Welcome to the site, I'm not sure how much I can help with this one.  My DH and I have both had this discussion, we are going for two under 5's.  When we both started trying for a family I always wanted 3 children as I thought there was something a little too neat about having just 2.  Unfortunately I'm now a lot older and realise that I simply would not have the energy to take on 2 (sometimes I panic about having more than 1!  ).  Obviously one of the main advantages of having older children is the communication factor, a 7 year old will be a lot easier to ask What is wrong? than a 1 year old.  They will come with ready made personalities, but presumably you would find out if they were compatible personalities during the matching process.  The age of the prospective parents comes into the equation as well as generally the SW's don't like there to be too large an age  gap between the children and the parents.  

Have you had your preparation course yet?  There is a lot of information about the differing aspects of children at different ages.  Also there is a lot of literature available through associations like the BAAF (British Association of Adoption and Fostering).  Karen and I both read a good book called The Adoption Experience by Ann Morris. 

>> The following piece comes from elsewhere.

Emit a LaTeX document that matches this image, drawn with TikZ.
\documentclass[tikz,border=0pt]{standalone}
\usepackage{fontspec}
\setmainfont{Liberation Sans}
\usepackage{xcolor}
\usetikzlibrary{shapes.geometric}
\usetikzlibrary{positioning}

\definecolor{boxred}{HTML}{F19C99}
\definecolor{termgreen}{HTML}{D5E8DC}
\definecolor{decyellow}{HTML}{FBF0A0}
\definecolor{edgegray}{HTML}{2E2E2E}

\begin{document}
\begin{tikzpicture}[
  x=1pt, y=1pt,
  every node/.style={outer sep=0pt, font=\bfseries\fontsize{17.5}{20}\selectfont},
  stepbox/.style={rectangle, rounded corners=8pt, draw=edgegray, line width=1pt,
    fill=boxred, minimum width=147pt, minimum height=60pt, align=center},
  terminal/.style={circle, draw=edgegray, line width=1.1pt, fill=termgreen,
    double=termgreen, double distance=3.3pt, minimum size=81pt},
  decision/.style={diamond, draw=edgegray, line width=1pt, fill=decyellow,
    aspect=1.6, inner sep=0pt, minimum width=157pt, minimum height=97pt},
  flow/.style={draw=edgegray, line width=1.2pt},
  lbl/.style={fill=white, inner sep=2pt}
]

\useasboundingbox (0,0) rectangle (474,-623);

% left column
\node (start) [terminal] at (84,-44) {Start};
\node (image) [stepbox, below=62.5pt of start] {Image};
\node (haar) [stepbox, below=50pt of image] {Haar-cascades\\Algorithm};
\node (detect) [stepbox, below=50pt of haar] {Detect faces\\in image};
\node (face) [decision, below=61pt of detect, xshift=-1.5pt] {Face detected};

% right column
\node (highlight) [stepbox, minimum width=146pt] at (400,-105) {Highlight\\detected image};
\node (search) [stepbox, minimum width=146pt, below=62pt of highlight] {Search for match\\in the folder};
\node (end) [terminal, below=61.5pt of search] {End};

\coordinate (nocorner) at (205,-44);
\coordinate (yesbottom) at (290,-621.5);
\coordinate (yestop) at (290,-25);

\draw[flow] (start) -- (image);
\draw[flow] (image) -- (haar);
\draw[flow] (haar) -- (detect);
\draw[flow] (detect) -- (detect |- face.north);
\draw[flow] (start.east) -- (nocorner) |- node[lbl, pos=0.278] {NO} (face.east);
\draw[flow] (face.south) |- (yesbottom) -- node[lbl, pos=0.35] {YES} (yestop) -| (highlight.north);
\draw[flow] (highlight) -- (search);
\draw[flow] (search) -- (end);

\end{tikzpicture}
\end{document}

On a personal point of view we are going for younger children because of our age.  My DH and I are both 41, we will be in our 50's when our adopted children will be teenagers.  My neices are both teenagers and although I love them, it is not an easy age to deal with.  We decided we wanted a long time with out adopted children settling in before they reached the teenage stage.  Also I really like children between the ages of 1 and 4 and would not like to miss out on that age. 

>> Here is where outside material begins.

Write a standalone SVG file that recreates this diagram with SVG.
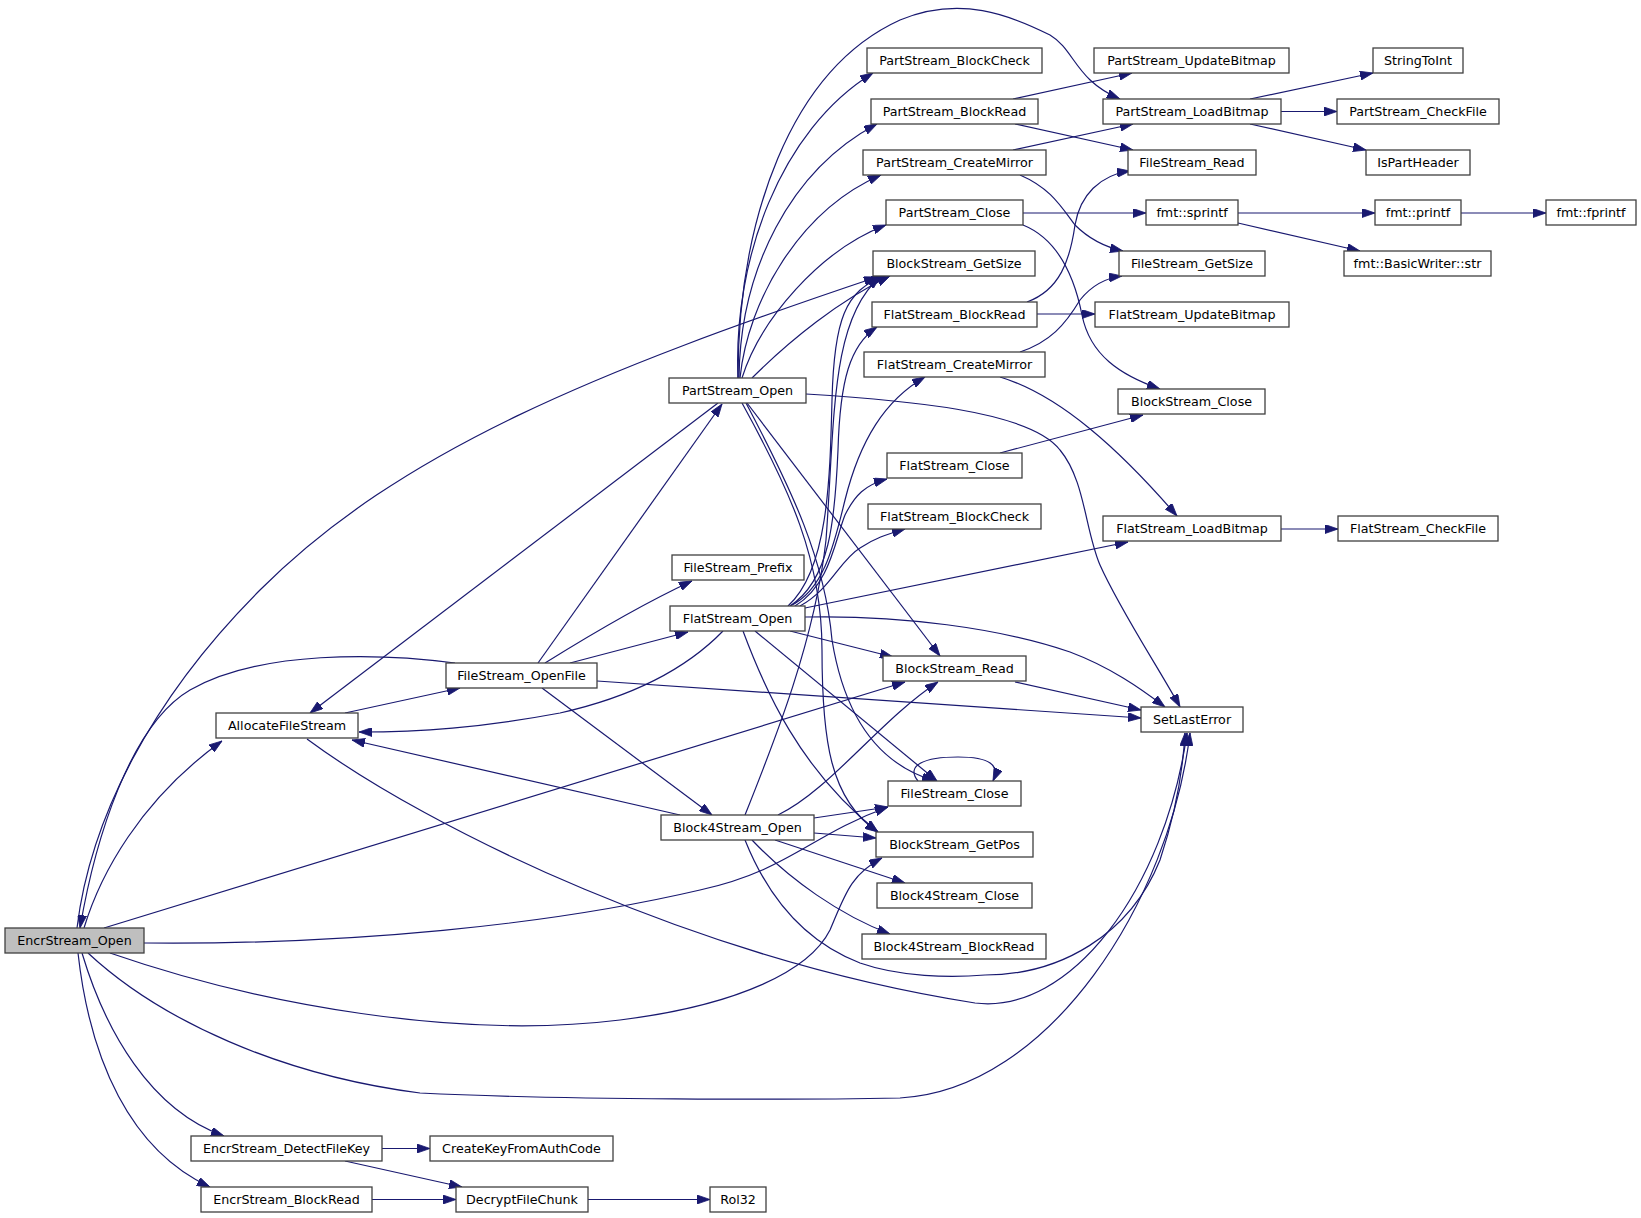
<svg xmlns="http://www.w3.org/2000/svg" width="1641" height="1218" viewBox="0 0 1641 1218">
<style>
.n rect{fill:#ffffff;stroke:#404040;stroke-width:1.3}
.n.root rect{fill:#bfbfbf}
.n text{font-family:"DejaVu Sans",Verdana,sans-serif;font-size:12.7px;fill:#000;text-anchor:middle}
.e path{fill:none;stroke:#191970;stroke-width:1.2;marker-end:url(#ah)}
</style>
<defs>
<marker id="ah" viewBox="0 0 13 9" refX="13" refY="4.5" markerWidth="13" markerHeight="9" markerUnits="userSpaceOnUse" orient="auto">
<path d="M0,0 L13,4.5 L0,9 z" fill="#191970" stroke="#191970" stroke-width="0.8"/>
</marker>
</defs>
<rect width="1641" height="1218" fill="#ffffff"/>
<g id="connectors" class="e">
<path d="M455,663 C380,653 260,650 190,690 C130,725 95,840 80,928"/>
<path d="M84,928 C100,875 140,800 222,741"/>
<path d="M77,928 C90,820 150,700 260,590 C400,450 600,370 877,277"/>
<path d="M104,928 L905,682"/>
<path d="M144,943 C350,945 550,925 700,890 C790,870 810,835 888,807"/>
<path d="M110,953 C260,1005 460,1040 620,1020 C740,1005 810,970 830,930 C845,895 850,875 882,858"/>
<path d="M88,953 C160,1020 280,1075 420,1093 C560,1100 800,1100 900,1098 C1050,1090 1170,900 1190,733"/>
<path d="M82,953 C105,1030 150,1110 224,1136"/>
<path d="M78,953 C90,1060 130,1150 210,1187"/>
<path d="M738,378 C733,260 780,130 873,73"/>
<path d="M739,378 C740,270 790,170 877,124"/>
<path d="M740,378 C748,300 800,210 881,175"/>
<path d="M742,378 C760,320 820,250 886,225"/>
<path d="M752,378 C790,340 840,300 890,276"/>
<path d="M738,378 C738,220 790,70 900,20 C960,-5 1010,15 1050,35 C1075,50 1075,80 1120,99"/>
<path d="M718,403 L310,713"/>
<path d="M806,394 C900,400 1030,410 1060,450 C1085,480 1085,530 1100,565 C1120,610 1160,670 1180,707"/>
<path d="M747,403 L940,656"/>
<path d="M746,403 C792,490 825,560 832,640 C845,720 880,765 935,781"/>
<path d="M742,403 C790,490 822,560 822,650 C822,740 830,800 878,832"/>
<path d="M790,606 C830,580 835,520 838,450 C840,380 850,345 877,327"/>
<path d="M788,606 C828,570 830,480 832,400 C834,320 845,290 885,276"/>
<path d="M790,606 C825,590 835,540 845,500 C860,440 885,400 925,377"/>
<path d="M795,606 C830,585 835,540 845,515 C855,495 865,485 887,479"/>
<path d="M800,606 C830,590 840,560 860,548 C875,538 885,535 905,529"/>
<path d="M805,608 L1128,542"/>
<path d="M805,617 C900,615 1000,628 1070,652 C1110,667 1140,688 1165,707"/>
<path d="M790,631 L893,657"/>
<path d="M755,631 L937,781"/>
<path d="M743,631 C765,690 800,770 878,832"/>
<path d="M723,631 C690,665 640,695 560,713 C480,728 420,732 359,732"/>
<path d="M680,815 L352,740"/>
<path d="M745,815 C775,740 815,640 826,540 C835,420 830,320 880,277"/>
<path d="M778,815 C830,790 880,720 938,682"/>
<path d="M814,818 L888,807"/>
<path d="M814,833 L876,838"/>
<path d="M775,840 L905,883"/>
<path d="M752,840 C790,880 840,915 890,934"/>
<path d="M745,840 C765,890 800,940 860,963 C900,977 950,978 985,975 C1060,975 1130,935 1160,860 C1175,815 1183,770 1185,733"/>
<path d="M307,739 C430,830 700,960 975,1003 C1070,1015 1165,890 1187,733"/>
<path d="M538,663 L722,404"/>
<path d="M545,663 C590,635 640,605 692,581"/>
<path d="M570,663 L688,632"/>
<path d="M542,688 L712,815"/>
<path d="M597,681 C700,688 900,700 1141,718"/>
<path d="M345,713 L460,688"/>
<path d="M1013,99 L1132,73"/>
<path d="M1015,124 L1133,150"/>
<path d="M1013,150 L1133,124"/>
<path d="M1020,175 C1050,188 1060,205 1075,225 C1090,240 1105,247 1123,251"/>
<path d="M1023,213 L1146,213"/>
<path d="M1023,225 C1060,240 1075,280 1082,315 C1090,355 1120,375 1160,389"/>
<path d="M1037,314 L1095,314"/>
<path d="M1027,302 C1060,290 1070,260 1075,225 C1080,195 1100,175 1130,171"/>
<path d="M1020,352 C1050,342 1065,325 1080,300 C1092,285 1105,278 1122,276"/>
<path d="M1000,377 C1060,395 1120,450 1177,516"/>
<path d="M1000,453 L1143,415"/>
<path d="M1250,99 L1373,73"/>
<path d="M1281,111.5 L1337,111.5"/>
<path d="M1250,124 L1366,150"/>
<path d="M1238,213 L1375,213"/>
<path d="M1238,223 L1360,251"/>
<path d="M1461,213 L1546,213"/>
<path d="M1281,529 L1338,529"/>
<path d="M1015,682 L1141,710"/>
<path d="M918,781 C905,765 925,757 958,757 C990,757 1000,765 993,781"/>
<path d="M382,1148.5 L430,1148.5"/>
<path d="M345,1161 L462,1187"/>
<path d="M372,1199.5 L456,1199.5"/>
<path d="M588,1199.5 L710,1199.5"/>
</g>
<g id="node-EncrStream_Open" class="n root"><rect x="5" y="928" width="139" height="25"/><text x="74.5" y="945">EncrStream_Open</text></g>
<g id="node-PartStream_BlockCheck" class="n"><rect x="867" y="48" width="175" height="25"/><text x="954.5" y="65">PartStream_BlockCheck</text></g>
<g id="node-PartStream_BlockRead" class="n"><rect x="871" y="99" width="167" height="25"/><text x="954.5" y="116">PartStream_BlockRead</text></g>
<g id="node-PartStream_CreateMirror" class="n"><rect x="863" y="150" width="183" height="25"/><text x="954.5" y="167">PartStream_CreateMirror</text></g>
<g id="node-PartStream_Close" class="n"><rect x="886" y="200" width="137" height="25"/><text x="954.5" y="217">PartStream_Close</text></g>
<g id="node-BlockStream_GetSize" class="n"><rect x="873" y="251" width="162" height="25"/><text x="954" y="268">BlockStream_GetSize</text></g>
<g id="node-FlatStream_BlockRead" class="n"><rect x="872" y="302" width="165" height="25"/><text x="954.5" y="319">FlatStream_BlockRead</text></g>
<g id="node-FlatStream_CreateMirror" class="n"><rect x="864" y="352" width="181" height="25"/><text x="954.5" y="369">FlatStream_CreateMirror</text></g>
<g id="node-PartStream_Open" class="n"><rect x="669" y="378" width="137" height="25"/><text x="737.5" y="395">PartStream_Open</text></g>
<g id="node-FlatStream_Close" class="n"><rect x="887" y="453" width="135" height="25"/><text x="954.5" y="470">FlatStream_Close</text></g>
<g id="node-FlatStream_BlockCheck" class="n"><rect x="868" y="504" width="173" height="25"/><text x="954.5" y="521">FlatStream_BlockCheck</text></g>
<g id="node-FileStream_Prefix" class="n"><rect x="672" y="555" width="132" height="25"/><text x="738" y="572">FileStream_Prefix</text></g>
<g id="node-FlatStream_Open" class="n"><rect x="670" y="606" width="135" height="25"/><text x="737.5" y="623">FlatStream_Open</text></g>
<g id="node-BlockStream_Read" class="n"><rect x="883" y="656" width="143" height="25"/><text x="954.5" y="673">BlockStream_Read</text></g>
<g id="node-FileStream_OpenFile" class="n"><rect x="446" y="663" width="151" height="25"/><text x="521.5" y="680">FileStream_OpenFile</text></g>
<g id="node-AllocateFileStream" class="n"><rect x="216" y="713" width="142" height="25"/><text x="287" y="730">AllocateFileStream</text></g>
<g id="node-SetLastError" class="n"><rect x="1141" y="707" width="102" height="25"/><text x="1192" y="724">SetLastError</text></g>
<g id="node-FileStream_Close" class="n"><rect x="888" y="781" width="133" height="25"/><text x="954.5" y="798">FileStream_Close</text></g>
<g id="node-Block4Stream_Open" class="n"><rect x="661" y="815" width="153" height="25"/><text x="737.5" y="832">Block4Stream_Open</text></g>
<g id="node-BlockStream_GetPos" class="n"><rect x="876" y="832" width="157" height="25"/><text x="954.5" y="849">BlockStream_GetPos</text></g>
<g id="node-Block4Stream_Close" class="n"><rect x="877" y="883" width="155" height="25"/><text x="954.5" y="900">Block4Stream_Close</text></g>
<g id="node-Block4Stream_BlockRead" class="n"><rect x="862" y="934" width="184" height="25"/><text x="954" y="951">Block4Stream_BlockRead</text></g>
<g id="node-EncrStream_DetectFileKey" class="n"><rect x="191" y="1136" width="191" height="25"/><text x="286.5" y="1153">EncrStream_DetectFileKey</text></g>
<g id="node-CreateKeyFromAuthCode" class="n"><rect x="430" y="1136" width="183" height="25"/><text x="521.5" y="1153">CreateKeyFromAuthCode</text></g>
<g id="node-EncrStream_BlockRead" class="n"><rect x="201" y="1187" width="171" height="25"/><text x="286.5" y="1204">EncrStream_BlockRead</text></g>
<g id="node-DecryptFileChunk" class="n"><rect x="456" y="1187" width="132" height="25"/><text x="522" y="1204">DecryptFileChunk</text></g>
<g id="node-Rol32" class="n"><rect x="710" y="1187" width="56" height="25"/><text x="738" y="1204">Rol32</text></g>
<g id="node-PartStream_UpdateBitmap" class="n"><rect x="1094" y="48" width="195" height="25"/><text x="1191.5" y="65">PartStream_UpdateBitmap</text></g>
<g id="node-StringToInt" class="n"><rect x="1373" y="48" width="90" height="25"/><text x="1418" y="65">StringToInt</text></g>
<g id="node-PartStream_LoadBitmap" class="n"><rect x="1103" y="99" width="178" height="25"/><text x="1192" y="116">PartStream_LoadBitmap</text></g>
<g id="node-PartStream_CheckFile" class="n"><rect x="1337" y="99" width="162" height="25"/><text x="1418" y="116">PartStream_CheckFile</text></g>
<g id="node-FileStream_Read" class="n"><rect x="1128" y="150" width="128" height="25"/><text x="1192" y="167">FileStream_Read</text></g>
<g id="node-IsPartHeader" class="n"><rect x="1366" y="150" width="104" height="25"/><text x="1418" y="167">IsPartHeader</text></g>
<g id="node-fmt_sprintf" class="n"><rect x="1146" y="200" width="92" height="25"/><text x="1192" y="217">fmt::sprintf</text></g>
<g id="node-fmt_printf" class="n"><rect x="1375" y="200" width="86" height="25"/><text x="1418" y="217">fmt::printf</text></g>
<g id="node-fmt_fprintf" class="n"><rect x="1546" y="200" width="90" height="25"/><text x="1591" y="217">fmt::fprintf</text></g>
<g id="node-FileStream_GetSize" class="n"><rect x="1119" y="251" width="146" height="25"/><text x="1192" y="268">FileStream_GetSize</text></g>
<g id="node-fmt_BasicWriter_str" class="n"><rect x="1344" y="251" width="147" height="25"/><text x="1417.5" y="268">fmt::BasicWriter::str</text></g>
<g id="node-FlatStream_UpdateBitmap" class="n"><rect x="1095" y="302" width="194" height="25"/><text x="1192" y="319">FlatStream_UpdateBitmap</text></g>
<g id="node-BlockStream_Close" class="n"><rect x="1118" y="389" width="147" height="25"/><text x="1191.5" y="406">BlockStream_Close</text></g>
<g id="node-FlatStream_LoadBitmap" class="n"><rect x="1103" y="516" width="178" height="25"/><text x="1192" y="533">FlatStream_LoadBitmap</text></g>
<g id="node-FlatStream_CheckFile" class="n"><rect x="1338" y="516" width="160" height="25"/><text x="1418" y="533">FlatStream_CheckFile</text></g>
</svg>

My understanding is that in the future prospective adopters won't be tied down to ages. You will just be approved to be adoptive parents and can adopt children whatever their ages.  Unfortunately for us we have to be more specific.

Good luck with the process.

Cindy


----------



## KarenM (Jul 30, 2002)

Hi Morgana

When we first started we only wanted to go for one now and then another in about 2 years time (we were unrealistically aiming for babies )  Then when I spoke to social services they made the suggestion of going for a sibling group who hopefully would already have a bond with each other.  we then decided to go for two.  Dh was more keen on this idea than one at a time.

In terms of ages we decided to look at ages that would fit in with timings of events in our life .  Eg we got married in 1999 and did not start trying for 12 months, so initially we said two under 3's.  Later through the process we decided to change it to 2 under 4's to broaden our options and possiblility of getting matched quicker.  Dh also made the stipulation that he wanted at least one boy, although now we are matched to two girls and he couldn't be happier .

I am sure once you get more information and your dh has heard what other people who have adopted sibling groups have to say he might think about it differently.

Good luck
Karen x


----------



## morgana (Aug 31, 2004)

Thanks Cindy and Karen

I think you are right, we will wait until we get to the meeting next tuesday and hopefully Dh will get all his questions answered. I think he really just does not want to miss out on the baby bit where as I love kids when they get a bit more chunky and fun although it would be lovely to have a really young one. I guess that because I work with kids of all ages I am used to interacting with them at an age approprite level where as the only kids he's used to have grown up from babies around us so he knows them really well.

Anyway will keep you posted


----------



## Boomerang girl (Jan 24, 2004)

i think we all go through this a bit. My dh initially said he would only want one baby. that was before we actually started the process. then it was him that suggested an upper age limit of five, and we are saying one or two. I would prefer two but we will see. obviously a little baby would be lovely but older kids have a lot to offer. we may even change our minds as things go on. I have a lot more attachments to kids than dh- i am a special needs teacher and have formed very close bonds with kids of all ages- i think this makes me more open to older ages than dh but i know he would be a great dad and bond with our kids no matter what. but we will go with what we are both happy with as i think we both need to be confident it can work.
hope that is helpful.
kylie


----------